Four elements made the turnaround possible. It started with people. The company took a hard look at its human resources function, emphasising skill development, leadership programmes and customer awareness sessions. Marketing was thoroughly revamped. The Tata Business Excellence Model (TBEM), a framework which drives business excellence in Tata Group companies, was implemented. The last part of the new equation was the decision to get out of businesses that were proving a drag, such as detergents.

The Tata Chemicals fertiliser division was set up at Babrala in Uttar Pradesh in a record time of 37 months at a cost of Rs14.75 billion. It has an installed capacity of 864,600 tonnes of urea per year (nearly 12 per cent of the total urea produced by the country's private sector). It also houses an ammonia plant with a capacity of 1,520 tonnes per day and is considered to be one of the best industrial facilities in India, and among the most energy efficient globally. 

Mithapur and Babrala

Both Mithapur and Babrala have townships privately owned by Tata Chemicals, offering all modern facilities, including schools, shops, a clubhouse, a library, as well as health and sports facilities.
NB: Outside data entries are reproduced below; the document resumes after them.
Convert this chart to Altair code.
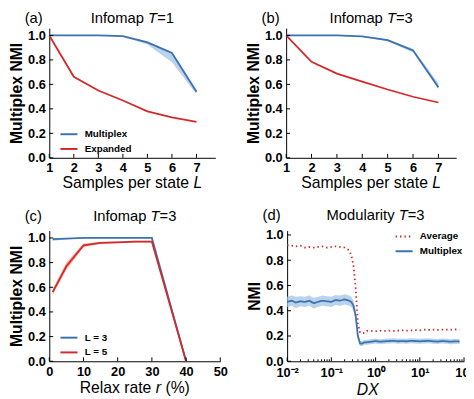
import altair as alt
import pandas as pd

FONT = "Liberation Sans"
BLUE = "#3B73AF"
BLUE_BAND = "#A9C7E7"
RED = "#D22A2A"
RED_BAND = "#F4A48E"

# ---------------- data ----------------
L_samples = [1, 2, 3, 4, 5, 6, 7]
# (a) Infomap T=1
a_multi = [1.0, 1.0, 1.0, 0.995, 0.943, 0.857, 0.540]
a_multi_lo = [1.0, 1.0, 0.998, 0.990, 0.925, 0.780, 0.520]
a_multi_hi = [1.0, 1.0, 1.0, 0.998, 0.952, 0.865, 0.555]
a_expanded = [1.0, 0.662, 0.550, 0.468, 0.380, 0.330, 0.293]
# (b) Infomap T=3
b_multi = [1.0, 1.0, 1.0, 0.992, 0.961, 0.878, 0.577]
b_multi_lo = [1.0, 1.0, 0.998, 0.988, 0.952, 0.860, 0.560]
b_multi_hi = [1.0, 1.0, 1.0, 0.996, 0.968, 0.892, 0.610]
b_expanded = [1.0, 0.784, 0.688, 0.623, 0.558, 0.499, 0.452]
# (c) relax rate
relax = [1, 5, 10, 15, 20, 25, 30, 40]
c_L3 = [0.990, 0.995, 1.0, 1.0, 1.0, 1.0, 1.0, 0.0]
c_L3_lo = [0.975, 0.990, 0.995, 0.997, 0.997, 0.997, 0.997, 0.0]
c_L3_hi = [1.0, 1.0, 1.0, 1.0, 1.0, 1.0, 1.0, 0.0]
c_L5 = [0.560, 0.770, 0.940, 0.960, 0.965, 0.970, 0.970, 0.0]
c_L5_lo = [0.540, 0.740, 0.925, 0.952, 0.958, 0.963, 0.963, 0.0]
c_L5_hi = [0.585, 0.800, 0.955, 0.968, 0.972, 0.977, 0.977, 0.0]
# (d) Modularity T=3
dx = [0.01, 0.0126, 0.0158, 0.02, 0.0251, 0.0316, 0.0398, 0.05, 0.063, 0.079,
      0.1, 0.126, 0.158, 0.2, 0.251, 0.282, 0.316, 0.355, 0.398, 0.447,
      0.5, 0.56, 0.63, 0.79, 1.0, 1.26, 1.58, 2.0, 2.51, 3.16,
      3.98, 5.0, 6.3, 7.9, 10, 12.6, 15.8, 20, 25.1, 31.6,
      39.8, 50, 63, 79]
d_average = [0.920, 0.915, 0.910, 0.915, 0.900, 0.905, 0.900, 0.905, 0.910, 0.900,
             0.905, 0.910, 0.905, 0.900, 0.880, 0.840, 0.760, 0.580, 0.300, 0.225,
             0.222, 0.225, 0.240, 0.240, 0.238, 0.242, 0.240, 0.242, 0.240, 0.243,
             0.245, 0.242, 0.245, 0.246, 0.245, 0.250, 0.248, 0.250, 0.248, 0.250,
             0.250, 0.250, 0.252, 0.250]
d_multi = [0.470, 0.480, 0.465, 0.475, 0.470, 0.480, 0.460, 0.470, 0.480, 0.475,
           0.470, 0.485, 0.480, 0.490, 0.480, 0.470, 0.440, 0.360, 0.200, 0.140,
           0.140, 0.150, 0.150, 0.155, 0.160, 0.155, 0.158, 0.160, 0.162, 0.158,
           0.160, 0.158, 0.162, 0.160, 0.158, 0.160, 0.162, 0.158, 0.156, 0.160,
           0.158, 0.155, 0.158, 0.156]
d_band = [0.040, 0.040, 0.045, 0.040, 0.040, 0.040, 0.042, 0.040, 0.040, 0.040,
          0.040, 0.040, 0.040, 0.040, 0.040, 0.040, 0.040, 0.040, 0.030, 0.020,
          0.020, 0.020, 0.020, 0.020, 0.020, 0.020, 0.020, 0.020, 0.020, 0.020,
          0.020, 0.020, 0.020, 0.020, 0.020, 0.020, 0.020, 0.020, 0.020, 0.020,
          0.020, 0.020, 0.020, 0.020]

y_ticks = [0.0, 0.2, 0.4, 0.6, 0.8, 1.0]
a_xticks = [1, 2, 3, 4, 5, 6, 7]
c_xticks = [0, 10, 20, 30, 40, 50]
d_xticks = [0.01, 0.1, 1, 10, 100]
d_minor = [m * d for d in [0.01, 0.1, 1, 10] for m in range(2, 10)]
sup = ("datum.value == 0.01 ? '10⁻²' : datum.value == 0.1 ? '10⁻¹' : "
       "datum.value == 1 ? '10⁰' : datum.value == 10 ? '10¹' : '10²'")


def xaxis(values, label_expr=None, pad=4):
    kw = dict(values=values, title=None, labelPadding=pad)
    if label_expr:
        kw["labelExpr"] = label_expr
    return alt.Axis(**kw)


def yaxis(title):
    return alt.Axis(values=y_ticks, title=title, format=".1f")


def txt(t, x, y, size=15, italic=False, align="left"):
    kw = dict(font=FONT, fontSize=size, align=align, baseline="alphabetic",
              color="black")
    if italic:
        kw["fontStyle"] = "italic"
    return alt.Chart(pd.DataFrame({"t": [t]})).mark_text(**kw).encode(
        text="t:N", x=alt.value(x), y=alt.value(y))


def compose(parts, w, yb, size):
    # parts: (text, italic, advance width in px incl. following space)
    total = sum(p[2] for p in parts)
    x = w / 2 - total / 2
    out = []
    for t, it, adv in parts:
        out.append(txt(t, x, yb, size=size, italic=it))
        x += adv
    return out


def title_marks(label, main, main_adv, tval, w, yb):
    return [txt(label, -25, yb)] + compose(
        [(main, False, main_adv), ("T", True, 9.2), ("=" + tval, False, 17.1)], w, yb, 15)


def tick_layers(X, Y, xs, h, minor=None):
    tx = pd.DataFrame({"x": xs})
    ty = pd.DataFrame({"y": y_ticks})
    layers = [
        alt.Chart(tx).mark_rule(color="black", strokeWidth=1).encode(
            x=X("x"), y=alt.value(h), y2=alt.value(h - 4)),
        alt.Chart(ty).mark_rule(color="black", strokeWidth=1).encode(
            y=Y("y"), x=alt.value(0), x2=alt.value(4)),
    ]
    if minor:
        tm = pd.DataFrame({"x": minor})
        layers.append(alt.Chart(tm).mark_rule(color="black", strokeWidth=1).encode(
            x=X("x"), y=alt.value(h), y2=alt.value(h - 2)))
    return layers


def legend(x, y):
    return alt.Legend(orient="none", legendX=x, legendY=y, title=None,
                      symbolType="stroke", symbolSize=300, symbolStrokeWidth=2,
                      labelFont=FONT, labelFontSize=10, labelFontWeight="bold",
                      labelColor="black", rowPadding=-5, padding=0, labelOffset=6)


def samples_panel(multi, lo, hi, expanded, tval, lab, w, h, xmax, show_legend):
    xsc = alt.Scale(domain=[1, xmax], nice=False, zero=False)
    ysc = alt.Scale(domain=[0, 1.06], nice=False)
    xa = xaxis(a_xticks)
    ya = yaxis("Multiplex NMI")
    X = lambda f: alt.X(f"{f}:Q", scale=xsc, axis=xa)
    Y = lambda f: alt.Y(f"{f}:Q", scale=ysc, axis=ya)
    band = pd.DataFrame({"L": L_samples, "lo": lo, "hi": hi})
    lines = pd.DataFrame({
        "L": L_samples * 2,
        "nmi": multi + expanded,
        "series": ["Multiplex"] * 7 + ["Expanded"] * 7,
    })
    area = alt.Chart(band).mark_area(color=BLUE_BAND, opacity=0.8).encode(
        x=X("L"), y=Y("lo"), y2="hi:Q")
    leg = legend(10, 98) if show_legend else None
    color = alt.Color("series:N", scale=alt.Scale(domain=["Multiplex", "Expanded"],
                                                  range=[BLUE, RED]), legend=leg)
    line = alt.Chart(lines).mark_line(strokeWidth=1.8).encode(
        x=X("L"), y=Y("nmi"), color=color)
    texts = title_marks(lab, "Infomap", 58.4, tval, w, -5) + compose(
        [("Samples per state", False, 133.4), ("L", True, 8.9)], w, h + 31, 16)
    return alt.layer(area, line, *tick_layers(X, Y, a_xticks, h), *texts).properties(
        width=w, height=h)


pa = samples_panel(a_multi, a_multi_lo, a_multi_hi, a_expanded, "1", "(a)",
                   169, 132, 7.77, True)
pb = samples_panel(b_multi, b_multi_lo, b_multi_hi, b_expanded, "3", "(b)",
                   173, 132, 7.7, False)

# (c)
wc, hc = 174, 133
xsc_c = alt.Scale(domain=[0, 50], nice=False)
ysc_c = alt.Scale(domain=[0, 1.06], nice=False)
xa_c = xaxis(c_xticks)
ya_c = yaxis("Multiplex NMI")
Xc = lambda f: alt.X(f"{f}:Q", scale=xsc_c, axis=xa_c)
Yc = lambda f: alt.Y(f"{f}:Q", scale=ysc_c, axis=ya_c)
c_band = pd.DataFrame({"r": relax * 2, "lo": c_L3_lo + c_L5_lo, "hi": c_L3_hi + c_L5_hi,
                       "series": ["L = 3"] * 8 + ["L = 5"] * 8})
c_lines = pd.DataFrame({"r": relax * 2, "nmi": c_L3 + c_L5,
                        "series": ["L = 3"] * 8 + ["L = 5"] * 8})
c_area3 = alt.Chart(c_band).transform_filter(alt.datum.series == "L = 3").mark_area(
    color=BLUE_BAND, opacity=0.8).encode(x=Xc("r"), y=Yc("lo"), y2="hi:Q")
c_area5 = alt.Chart(c_band).transform_filter(alt.datum.series == "L = 5").mark_area(
    color=RED_BAND, opacity=0.8).encode(x=Xc("r"), y=Yc("lo"), y2="hi:Q")
c_line = alt.Chart(c_lines).mark_line(strokeWidth=1.8).encode(
    x=Xc("r"), y=Yc("nmi"),
    color=alt.Color("series:N", scale=alt.Scale(domain=["L = 3", "L = 5"], range=[BLUE, RED]),
                    legend=legend(10, 99)))
c_texts = title_marks("(c)", "Infomap", 58.4, "3", wc, -10) + compose(
    [("Relax rate", False, 77.4), ("r", True, 9.8), ("(%)", False, 24.9)], wc, hc + 32, 16)
pc = alt.layer(c_area3, c_area5, c_line, *tick_layers(Xc, Yc, c_xticks, hc),
               *c_texts).properties(width=wc, height=hc)

# (d)
wd, hd = 180, 133
xsc_d = alt.Scale(type="log", domain=[0.01, 100], nice=False)
ysc_d = alt.Scale(domain=[0, 1.035], nice=False)
xa_d = xaxis(d_xticks, sup, pad=6)
ya_d = yaxis("NMI")
Xd = lambda f: alt.X(f"{f}:Q", scale=xsc_d, axis=xa_d)
Yd = lambda f: alt.Y(f"{f}:Q", scale=ysc_d, axis=ya_d)
d_lo = [m - b for m, b in zip(d_multi, d_band)]
d_hi = [m + b for m, b in zip(d_multi, d_band)]
d_bdf = pd.DataFrame({"dx": dx, "lo": d_lo, "hi": d_hi})
d_ldf = pd.DataFrame({"dx": dx * 2, "nmi": d_average + d_multi,
                      "series": ["Average"] * len(dx) + ["Multiplex"] * len(dx)})
d_area = alt.Chart(d_bdf).mark_area(color=BLUE_BAND, opacity=0.8).encode(
    x=Xd("dx"), y=Yd("lo"), y2="hi:Q")
d_line = alt.Chart(d_ldf).mark_line(strokeWidth=1.8).encode(
    x=Xd("dx"), y=Yd("nmi"),
    color=alt.Color("series:N", scale=alt.Scale(domain=["Average", "Multiplex"],
                                                range=[RED, BLUE]), legend=legend(109, -4)),
    strokeDash=alt.StrokeDash("series:N", scale=alt.Scale(domain=["Average", "Multiplex"],
                                                          range=[[1.5, 3], [1, 0]]),
                              legend=legend(109, -4)))
d_texts = title_marks("(d)", "Modularity", 73.4, "3", wd, -11) + [
    txt("DX", wd / 2 - 8, hd + 34, size=16, italic=True, align="center")]
pd_ = alt.layer(d_area, d_line, *tick_layers(Xd, Yd, d_xticks, hd, d_minor),
                *d_texts).properties(width=wd, height=hd)

top = alt.hconcat(pa, pb, spacing=30).resolve_scale(color="independent")
bottom = alt.hconcat(pc, pd_, spacing=18).resolve_scale(color="independent",
                                                        strokeDash="independent")
chart = alt.vconcat(top, bottom, spacing=17).resolve_scale(
    color="independent", strokeDash="independent"
).configure_view(stroke=None).configure_axis(
    labelFont=FONT, labelFontSize=13, labelFontWeight="bold", labelColor="black",
    titleFont=FONT, titleColor="black", titleFontSize=16, titleFontWeight="bold",
    grid=False, ticks=False, tickSize=0, domainColor="black", domainWidth=1,
    labelFlush=False, labelOverlap=False, labelPadding=4, titlePadding=3
).properties(
    padding={"left": 0, "top": 0, "right": -8, "bottom": 0}, background="white")

chart.save("out.html", embed_options={"renderer": "svg", "actions": False})
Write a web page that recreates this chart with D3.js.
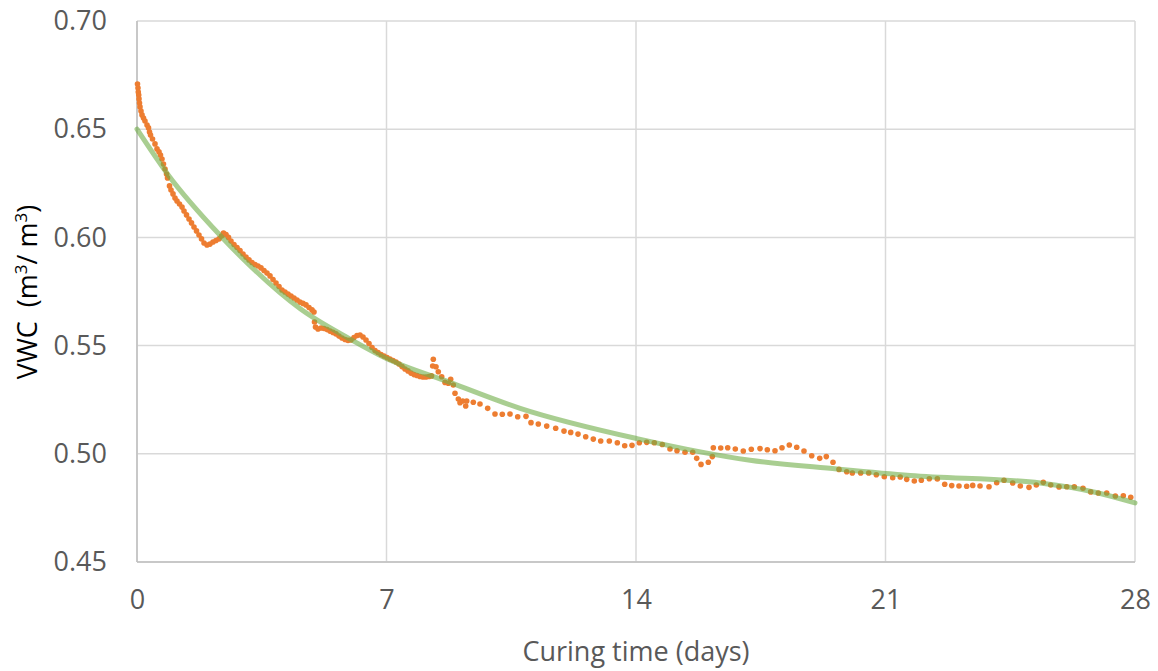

Mithapur is situated in the Gulf of Kutch, which is a marine national park. The employees and their children are very involved in protecting the environment and in nature activities such as turtle walks. The sea, which is the source of the company's raw material, is also home to a variety of migratory birds, among them flamingos and herons.

The Tata Chemicals Society for Rural Development works with the villagers in and around Okhamandal at Mithapur and Babrala to develop the villages and their people. Watershed and agricultural development are two of its many initiatives. The company has also been at the forefront of helping the community by setting up relief and rehabilitation programmes in times of natural disasters such as the Morvi floods in 1979 or the cyclone that hit the Gujarat coast in 1998. The tragic earthquake in 2001 saw Tata Chemicals along with other Tata companies engage in relief on a war footing.